Nota adicional sobre Paixões que alucinam: desconheço, na história do cinema, melhor filme sobre o “method acting”. “O método” era o nome dado à abordagem de atuação ensinada no Actor’s Studio em Nova Iorque a partir dos anos 1940. Inspirado nas ideias de Stanislavsky, ele propunha a identificação temporária entre o ator e seu personagem – como se o primeiro construísse o segundo “de dentro”. Não faltam exemplos de atores e atrizes da história do cinema que trabalharam de acordo com o “method acting”, incluindo aqueles e aquelas que conduziram o experimento a um ponto extremo em que o intérprete se confunde totalmente com sua criação (Daniel Day-Lewis, Heath Ledger, Robert De Niro, Christian Bale, Marlon Brando, etc).
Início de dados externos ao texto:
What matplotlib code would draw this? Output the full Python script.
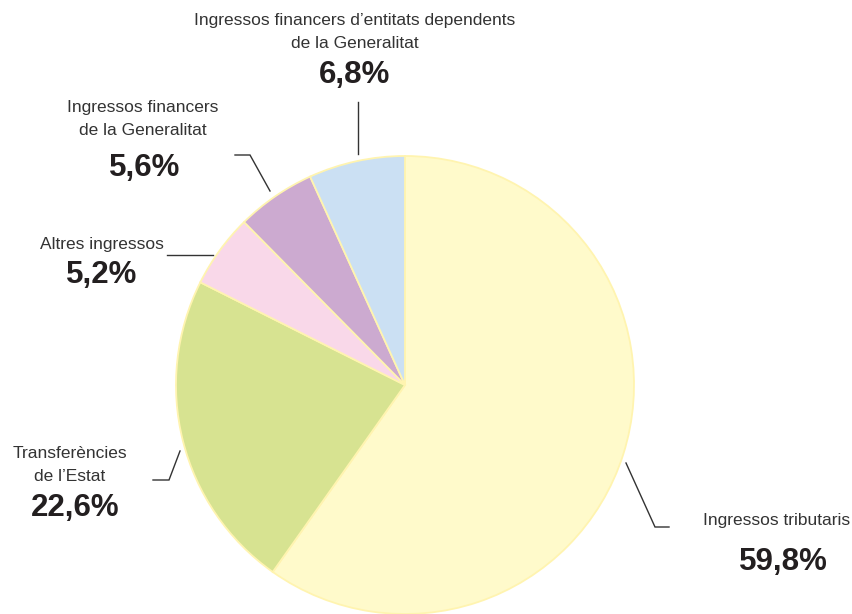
import matplotlib
matplotlib.use("Agg")
import matplotlib.pyplot as plt

labels = ["Ingressos tributaris", "Transferències\nde l’Estat", "Altres ingressos",
          "Ingressos financers\nde la Generalitat",
          "Ingressos financers d’entitats dependents\nde la Generalitat"]
values = [59.8, 22.6, 5.2, 5.6, 6.8]
pct_labels = ["59,8%", "22,6%", "5,2%", "5,6%", "6,8%"]
colors = ["#FFFACB", "#D7E391", "#F9D8E9", "#CCAAD0", "#CBE0F3"]

W, H = 852, 614
fig = plt.figure(figsize=(W / 100, H / 100), dpi=100)
ax = fig.add_axes([0, 0, 1, 1])

def Y(y):
    return H - y

ax.pie(values, colors=colors, startangle=90, counterclock=False,
       center=(405, Y(385)), radius=229,
       wedgeprops=dict(edgecolor="#FFF4B0", linewidth=1.3))
ax.set_xlim(0, W)
ax.set_ylim(0, H)
ax.set_aspect("equal")
ax.axis("off")

lab_font = dict(family=["Liberation Sans", "DejaVu Sans"], fontsize=12.5,
                color="#333333", ha="center", va="center", linespacing=1.6)
pct_font = dict(family=["Liberation Sans", "DejaVu Sans"], fontsize=22.5,
                fontweight="bold", color="#231F20", ha="center", va="center")

# label layout: (label x, label y, pct x, pct y, leader points)
layout = [
    (777, 521, 783, 562, [(626, 463), (655, 527), (669, 527)]),
    (70, 465, 75, 508, [(180, 451), (169, 480), (153, 480)]),
    (102, 244, 102, 275, [(213, 255), (167, 255)]),
    (143, 119, 145, 168, [(270, 191), (250, 155), (235, 155)]),
    (355, 32, 355, 75, [(358, 154), (358, 102)]),
]

for lab, pct, (lx, ly, px, py, pts) in zip(labels, pct_labels, layout):
    ax.text(lx, Y(ly), lab, **lab_font)
    ax.text(px, Y(py), pct, **pct_font)
    ax.plot([p[0] for p in pts], [Y(p[1]) for p in pts], color="#333333", lw=1.0,
            solid_joinstyle="miter")

fig.savefig("out.png", dpi=100)
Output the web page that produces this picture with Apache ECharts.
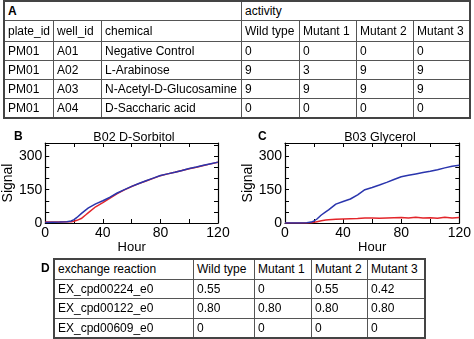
<!DOCTYPE html>
<html>
<head>
<meta charset="utf-8">
<script src="https://cdn.jsdelivr.net/npm/echarts@6/dist/echarts.min.js"></script>
<style>
  html, body { margin:0; padding:0; background:#fff; }
  body { width:474px; height:339px; position:relative; overflow:hidden; font-family:"Liberation Sans", Arial, Helvetica, sans-serif; }
  #chart { position:absolute; left:0; top:0; width:474px; height:339px; }
  .cell { position:absolute; box-sizing:border-box; border:1px solid #555; font-size:12px; color:#000; padding-left:3px; white-space:nowrap; overflow:hidden; background:#fff; }
  .frame { position:absolute; box-sizing:border-box; border:2px solid #444; pointer-events:none; }
  .letter { position:absolute; font-weight:bold; font-size:12px; color:#000; }
</style>
</head>
<body>
<div id="chart"></div>
<div id="tables"></div>
<script>
// ---------- data ----------
const strains = ['Wild type', 'Mutant 1', 'Mutant 2', 'Mutant 3'];
const tableAHeader = ['plate_id', 'well_id', 'chemical'];
const plateIds = ['PM01', 'PM01', 'PM01', 'PM01'];
const wellIds = ['A01', 'A02', 'A03', 'A04'];
const chemicals = ['Negative Control', 'L-Arabinose', 'N-Acetyl-D-Glucosamine', 'D-Saccharic acid'];
const activity = [[0, 0, 0, 0], [9, 3, 9, 9], [9, 9, 9, 9], [0, 0, 0, 0]];

const tableDHeader = 'exchange reaction';
const reactions = ['EX_cpd00224_e0', 'EX_cpd00122_e0', 'EX_cpd00609_e0'];
const fluxes = [['0.55', '0', '0.55', '0.42'], ['0.80', '0.80', '0.80', '0.80'], ['0', '0', '0', '0']];

const hours = [0, 5, 10, 15, 18, 20, 22, 25, 28, 30, 35, 40, 45, 50, 55, 60, 65, 70, 75, 80, 85, 90, 95, 100, 105, 110, 115, 120];
const sorbitolBlue = [2, 3, 4, 6, 9, 15, 25, 42, 58, 68, 86, 100, 116, 135, 150, 165, 178, 190, 202, 214, 221, 228, 236, 245, 252, 260, 267, 274];
const sorbitolRed  = [4, 4, 5, 6, 6, 8, 12, 20, 36, 47, 73, 92, 112, 132, 149, 164, 177, 189, 201, 213, 221, 228, 236, 244, 251, 259, 266, 273];
const glycerolBlue = [0, 0, 0, 1, 4, 9, 18, 36, 50, 59, 85, 97, 108, 127, 150, 160, 171, 183, 196, 208, 215, 221, 227, 233, 240, 248, 255, 260];
const glycerolRed  = [0, 0, 0, 0, 1, 3, 6, 10, 13, 15, 17, 18, 19, 20, 22, 22, 21, 23, 24, 25, 23, 26, 22, 24, 21, 26, 23, 25];

const titleB = 'B02 D-Sorbitol';
const titleC = 'B03 Glycerol';

// ---------- tables (HTML) ----------
const host = document.getElementById('tables');
function cell(x, y, w, h, text, extra) {
  const d = document.createElement('div');
  d.className = 'cell';
  d.style.left = x + 'px'; d.style.top = y + 'px';
  d.style.width = (w + 1) + 'px'; d.style.height = (h + 1) + 'px';
  d.style.lineHeight = (h - 1) + 'px';
  d.textContent = text;
  if (extra) Object.assign(d.style, extra);
  host.appendChild(d);
}
function frame(x, y, w, h) {
  const d = document.createElement('div');
  d.className = 'frame';
  d.style.left = x + 'px'; d.style.top = y + 'px';
  d.style.width = w + 'px'; d.style.height = h + 'px';
  host.appendChild(d);
}
function letter(x, y, t) {
  const d = document.createElement('div');
  d.className = 'letter';
  d.style.left = x + 'px'; d.style.top = y + 'px';
  d.textContent = t;
  host.appendChild(d);
}

// Table A
(function () {
  const xs = [4, 53, 101, 241, 299, 356, 413, 469];
  const ys = [1, 20, 41, 60, 79, 98, 117];
  cell(xs[0], ys[0], xs[3] - xs[0], ys[1] - ys[0], 'A', { fontWeight: 'bold' });
  cell(xs[3], ys[0], xs[7] - xs[3], ys[1] - ys[0], 'activity');
  const hdr = tableAHeader.concat(strains);
  hdr.forEach((t, i) => cell(xs[i], ys[1], xs[i + 1] - xs[i], ys[2] - ys[1], t));
  for (let r = 0; r < chemicals.length; r++) {
    const row = [plateIds[r], wellIds[r], chemicals[r]].concat(activity[r].map(String));
    row.forEach((t, i) => cell(xs[i], ys[r + 2], xs[i + 1] - xs[i], ys[r + 3] - ys[r + 2], t));
  }
  frame(xs[0] - 1, 0, xs[7] - xs[0] + 3, ys[6] + 2);
})();

// Table D
(function () {
  const xs = [54, 193, 254, 311, 367, 424];
  const ys = [259, 279, 298, 318, 337];
  const hdr = [tableDHeader].concat(strains);
  hdr.forEach((t, i) => cell(xs[i], ys[0], xs[i + 1] - xs[i], ys[1] - ys[0], t));
  for (let r = 0; r < reactions.length; r++) {
    const row = [reactions[r]].concat(fluxes[r]);
    row.forEach((t, i) => cell(xs[i], ys[r + 1], xs[i + 1] - xs[i], ys[r + 2] - ys[r + 1], t));
  }
  frame(xs[0] - 1, ys[0] - 1, xs[5] - xs[0] + 3, ys[4] - ys[0] + 3);
  letter(41, 261, 'D');
})();

// ---------- charts ----------
const chart = echarts.init(document.getElementById('chart'), null, { renderer: 'canvas' });
const FONT = '"Liberation Sans", Arial, Helvetica, sans-serif';
const axisLine = { show: true, onZero: false, lineStyle: { color: '#000', width: 1.2 } };
const tickIn = { show: true, inside: true, length: 4, lineStyle: { color: '#000', width: 1 } };

function xAxes(gi) {
  return [
    { type: 'value', gridIndex: gi, position: 'bottom', min: 0, max: 120, interval: 20,
      name: 'Hour', nameLocation: 'middle', nameGap: 17,
      nameTextStyle: { fontSize: 13, color: '#000', fontFamily: FONT },
      axisLine, axisTick: tickIn, splitLine: { show: false },
      axisLabel: { fontSize: 14, color: '#000', fontFamily: FONT, margin: 3,
        formatter: v => (v % 40 === 0 ? String(v) : '') } },
    { type: 'value', gridIndex: gi, position: 'top', min: 0, max: 120, interval: 20,
      axisLine, axisTick: tickIn, splitLine: { show: false }, axisLabel: { show: false } }
  ];
}
function yAxes(gi) {
  return [
    { type: 'value', gridIndex: gi, position: 'left', min: 0, max: 360, interval: 50,
      name: 'Signal', nameLocation: 'middle', nameGap: 23, nameRotate: 90,
      nameTextStyle: { fontSize: 14, color: '#000', fontFamily: FONT },
      axisLine, axisTick: tickIn, splitLine: { show: false },
      axisLabel: { fontSize: 14, color: '#000', fontFamily: FONT, margin: 3,
        formatter: v => (v % 150 === 0 ? String(v) : '') } },
    { type: 'value', gridIndex: gi, position: 'right', min: 0, max: 360, interval: 50,
      axisLine, axisTick: tickIn, splitLine: { show: false }, axisLabel: { show: false } }
  ];
}
const pair = (xs, ys) => xs.map((h, i) => [h, ys[i]]);
const RED = '#e3262b', BLUE = '#2a35ad';
function line(data, color, gi) {
  return { type: 'line', xAxisIndex: gi * 2, yAxisIndex: gi * 2, data, showSymbol: false,
    lineStyle: { color, width: 1.5 }, itemStyle: { color }, animation: false, z: color === BLUE ? 3 : 2 };
}

chart.setOption({
  animation: false,
  textStyle: { fontFamily: FONT },
  title: [
    { text: titleB, left: 129, top: 126, textAlign: 'center', textStyle: { fontSize: 12.5, fontWeight: 'normal', color: '#000', fontFamily: FONT } },
    { text: titleC, left: 375, top: 126, textAlign: 'center', textStyle: { fontSize: 12.5, fontWeight: 'normal', color: '#000', fontFamily: FONT } },
    { text: 'B', left: 9, top: 126, textStyle: { fontSize: 12, fontWeight: 'bold', color: '#000', fontFamily: FONT } },
    { text: 'C', left: 253, top: 126, textStyle: { fontSize: 12, fontWeight: 'bold', color: '#000', fontFamily: FONT } }
  ],
  grid: [
    { left: 40, top: 143, width: 178, height: 80, containLabel: false },
    { left: 285, top: 143, width: 179, height: 80, containLabel: false }
  ],
  xAxis: xAxes(0).concat(xAxes(1)),
  yAxis: yAxes(0).concat(yAxes(1)),
  series: [
    line(pair(hours, sorbitolRed), RED, 0),
    line(pair(hours, sorbitolBlue), BLUE, 0),
    line(pair(hours, glycerolRed), RED, 1),
    line(pair(hours, glycerolBlue), BLUE, 1)
  ]
});
</script>
</body>
</html>
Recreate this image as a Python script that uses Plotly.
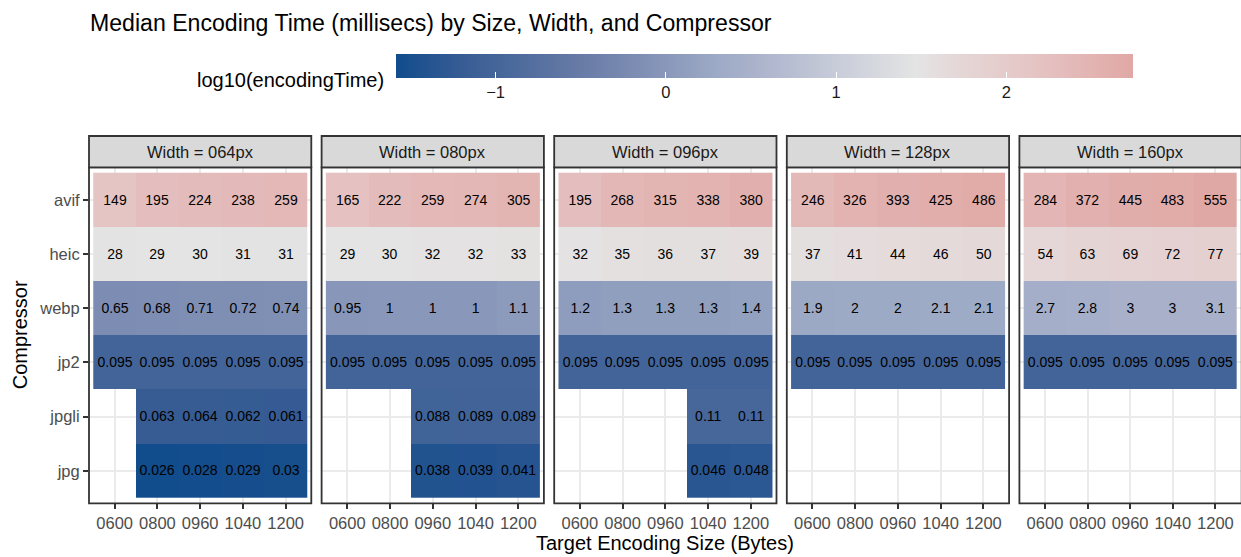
import numpy as np
import plotly.graph_objects as go

# ---- data -------------------------------------------------------------
sizes = ["0600", "0800", "0960", "1040", "1200"]
compressors = ["avif", "heic", "webp", "jp2", "jpgli", "jpg"]  # top to bottom
widths = ["064", "080", "096", "128", "160"]

# median encoding time (ms); rows follow `compressors`, columns follow `sizes`
time_064 = [
    [149, 195, 224, 238, 259],
    [28, 29, 30, 31, 31],
    [0.65, 0.68, 0.71, 0.72, 0.74],
    [0.095, 0.095, 0.095, 0.095, 0.095],
    [None, 0.063, 0.064, 0.062, 0.061],
    [None, 0.026, 0.028, 0.029, 0.03],
]
time_080 = [
    [165, 222, 259, 274, 305],
    [29, 30, 32, 32, 33],
    [0.95, 1, 1, 1, 1.1],
    [0.095, 0.095, 0.095, 0.095, 0.095],
    [None, None, 0.088, 0.089, 0.089],
    [None, None, 0.038, 0.039, 0.041],
]
time_096 = [
    [195, 268, 315, 338, 380],
    [32, 35, 36, 37, 39],
    [1.2, 1.3, 1.3, 1.3, 1.4],
    [0.095, 0.095, 0.095, 0.095, 0.095],
    [None, None, None, 0.11, 0.11],
    [None, None, None, 0.046, 0.048],
]
time_128 = [
    [246, 326, 393, 425, 486],
    [37, 41, 44, 46, 50],
    [1.9, 2, 2, 2.1, 2.1],
    [0.095, 0.095, 0.095, 0.095, 0.095],
    [None, None, None, None, None],
    [None, None, None, None, None],
]
time_160 = [
    [284, 372, 445, 483, 555],
    [54, 63, 69, 72, 77],
    [2.7, 2.8, 3, 3, 3.1],
    [0.095, 0.095, 0.095, 0.095, 0.095],
    [None, None, None, None, None],
    [None, None, None, None, None],
]
panels = [time_064, time_080, time_096, time_128, time_160]

legend_ticks = [-1, 0, 1, 2]

# ---- colour scale (log10 ms -> colour) --------------------------------
scale_logs = [-1.585, -1.2, -1.0, -0.5, -0.19, 0.3, 0.48, 1.0, 1.47, 1.7, 2.17, 2.744]
scale_rgbs = [
    (17, 76, 140), (55, 92, 148), (68, 101, 153), (104, 123, 166),
    (124, 140, 178), (157, 170, 198), (168, 176, 202), (200, 204, 217),
    (228, 228, 228), (229, 216, 216), (229, 196, 196), (224, 168, 165),
]

# ---- geometry (pixels) -------------------------------------------------
W, H = 1241, 557
PANEL_L0, PANEL_W, PANEL_STEP = 89.0, 222.3, 232.6
PANEL_TOP, PANEL_BOT = 167.3, 503.3
STRIP_TOP = 136.0
CB_L, CB_LEN, CB_TOP, CB_THICK = 396.0, 737.0, 54.0, 24.0

FONT = "Liberation Sans, Arial, Helvetica, sans-serif"


def fx(p):
    return p / W


def fy(p):
    return 1 - p / H


all_logs = np.log10([v for t in panels for row in t for v in row if v is not None])
zmin, zmax = float(all_logs.min()), float(all_logs.max())

colorscale = []
for v, (r, g, b) in zip(scale_logs, scale_rgbs):
    pos = min(max((v - zmin) / (zmax - zmin), 0.0), 1.0)
    colorscale.append([pos, f"rgb({r},{g},{b})"])
colorscale[0][0] = 0.0
colorscale[-1][0] = 1.0

fig = go.Figure()
shapes = []
annotations = []

for i, (w, tbl) in enumerate(zip(widths, panels)):
    z = [[np.log10(v) if v is not None else None for v in row] for row in tbl]
    txt = [[(f"{v:g}" if v is not None else "") for v in row] for row in tbl]
    xa = "x" if i == 0 else f"x{i + 1}"
    ya = "y" if i == 0 else f"y{i + 1}"
    fig.add_trace(go.Heatmap(
        x=sizes, y=compressors, z=z, text=txt,
        texttemplate="%{text}",
        textfont=dict(family=FONT, size=14, color="black"),
        coloraxis="coloraxis", xaxis=xa, yaxis=ya,
        hoverinfo="skip", xgap=0, ygap=0,
    ))

    left = PANEL_L0 + i * PANEL_STEP
    right = min(left + PANEL_W, W)
    xkey = "xaxis" if i == 0 else f"xaxis{i + 1}"
    ykey = "yaxis" if i == 0 else f"yaxis{i + 1}"
    fig.layout[xkey] = dict(
        domain=[fx(left), fx(right)], anchor=ya, type="category",
        categoryorder="array", categoryarray=sizes, range=[-0.6, 4.6],
        showgrid=True, gridcolor="#EBEBEB", gridwidth=1.6,
        zeroline=False, showline=False,
        ticks="outside", ticklen=5, tickwidth=1.6, tickcolor="#333333",
        tickfont=dict(family=FONT, size=16.5, color="#4D4D4D"),
        fixedrange=True,
    )
    fig.layout[ykey] = dict(
        domain=[fy(PANEL_BOT), fy(PANEL_TOP)], anchor=xa, type="category",
        categoryorder="array", categoryarray=compressors[::-1], range=[-0.6, 5.6],
        showgrid=True, gridcolor="#EBEBEB", gridwidth=1.6,
        zeroline=False, showline=False,
        ticks="outside" if i == 0 else "", ticklen=5, tickwidth=1.6, tickcolor="#333333",
        showticklabels=(i == 0),
        tickfont=dict(family=FONT, size=16.5, color="#4D4D4D"),
        fixedrange=True,
    )

    # panel border
    shapes.append(dict(
        type="rect", xref="paper", yref="paper",
        x0=fx(left), x1=fx(left + PANEL_W), y0=fy(PANEL_BOT), y1=fy(PANEL_TOP),
        line=dict(color="#333333", width=1.8), fillcolor="rgba(0,0,0,0)", layer="above",
    ))
    # facet strip
    shapes.append(dict(
        type="rect", xref="paper", yref="paper",
        x0=fx(left), x1=fx(left + PANEL_W), y0=fy(PANEL_TOP), y1=fy(STRIP_TOP),
        line=dict(color="#333333", width=1.8), fillcolor="#D9D9D9", layer="above",
    ))
    annotations.append(dict(
        text=f"Width = {w}px", xref="paper", yref="paper",
        x=fx(left + PANEL_W / 2), y=fy((STRIP_TOP + PANEL_TOP) / 2),
        xanchor="center", yanchor="middle", showarrow=False,
        font=dict(family=FONT, size=16.5, color="#1A1A1A"),
    ))

# white tick marks along the top edge of the colour bar
for t in legend_ticks:
    xp = CB_L + (t - zmin) / (zmax - zmin) * CB_LEN
    shapes.append(dict(
        type="line", xref="paper", yref="paper",
        x0=fx(xp), x1=fx(xp), y0=fy(CB_TOP), y1=fy(CB_TOP + 6),
        line=dict(color="white", width=1.2), layer="above",
    ))

annotations += [
    dict(text="Median Encoding Time (millisecs) by Size, Width, and Compressor",
         xref="paper", yref="paper", x=fx(88), y=fy(23), xanchor="left", yanchor="middle",
         showarrow=False, font=dict(family=FONT, size=23.1, color="black")),
    dict(text="log10(encodingTime)", xref="paper", yref="paper",
         x=fx(386), y=fy(80), xanchor="right", yanchor="middle",
         showarrow=False, font=dict(family=FONT, size=20, color="black")),
    dict(text="Target Encoding Size (Bytes)", xref="paper", yref="paper",
         x=fx((PANEL_L0 + PANEL_L0 + 4 * PANEL_STEP + PANEL_W) / 2), y=fy(543),
         xanchor="center", yanchor="middle",
         showarrow=False, font=dict(family=FONT, size=20, color="black")),
    dict(text="Compressor", xref="paper", yref="paper", x=fx(20),
         y=fy((PANEL_TOP + PANEL_BOT) / 2), xanchor="center", yanchor="middle",
         textangle=-90, showarrow=False, font=dict(family=FONT, size=20, color="black")),
]

fig.update_layout(
    width=W, height=H,
    margin=dict(l=0, r=0, t=0, b=0),
    paper_bgcolor="white", plot_bgcolor="white",
    showlegend=False,
    font=dict(family=FONT),
    coloraxis=dict(
        colorscale=colorscale, cmin=zmin, cmax=zmax,
        colorbar=dict(
            orientation="h", x=fx(CB_L), xanchor="left", y=fy(CB_TOP), yanchor="top",
            len=CB_LEN, lenmode="pixels", thickness=CB_THICK, thicknessmode="pixels",
            xpad=0, ypad=0, outlinewidth=0,
            ticks="inside", ticklen=6, tickwidth=1.2, tickcolor="white",
            tickvals=legend_ticks,
            tickfont=dict(family=FONT, size=16.5, color="#1A1A1A"),
            title=dict(text=""),
        ),
    ),
    shapes=shapes,
    annotations=annotations,
)

fig.write_html("out.html")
Paixões que alucinam é um grande filme sobre “o método”: Johnny não seria um ator que, à guisa de conquistar um prêmio (Pulitzer-Oscar), tenta viver temporariamente como um doente mental? Quando a personagem é entrevistada pelos médicos, que devem determinar se se trata de um louco ou não, Johnny começa a se lembrar dos ensaios e do roteiro que aprendeu a decorar. Ele chega a prever as palavras que sairão das bocas dos médicos, como se interagisse mentalmente com um parceiro de cena. Infiltrar-se no hospital psiquiátrico, nesse caso, é a forma encontrada pelo protagonista para construir seu personagem: desde o início um universo de cinema (um corredor construído em estúdio, um fundo em falsa perspectiva), o hospital é filmado em preto e branco e estilizado pela iluminação. Na cena em que Pagliacci (Larry Tucker) canta O Barbeiro de Sevilha, de Rossini, o que está em jogo não seria justamente a indecidibilidade entre o ator e o personagem, a ópera e a loucura, o simulacro e a realidade? E o resultado do “método”, quando levado às últimas consequências, não seria a passagem irreversível de uma identidade à outra, simbolizada aqui nos instantes em que Johnny, sintomaticamente, perde a capacidade de falar? Em dado momento do filme, quem se manifesta não é mais o ator Johnny, mas o personagem que ele criou pelo “método”. É por isso que ele olha para o retrato desenhado por Boden, no final, e não se reconhece no desenho. “Mesmo que eu não resolva o caso, a experiência pode virar uma peça, um livro ou até mesmo um filme!”, é o que diz Johnny no início de Paixões que alucinam. E um filme, de fato, a experiência virou.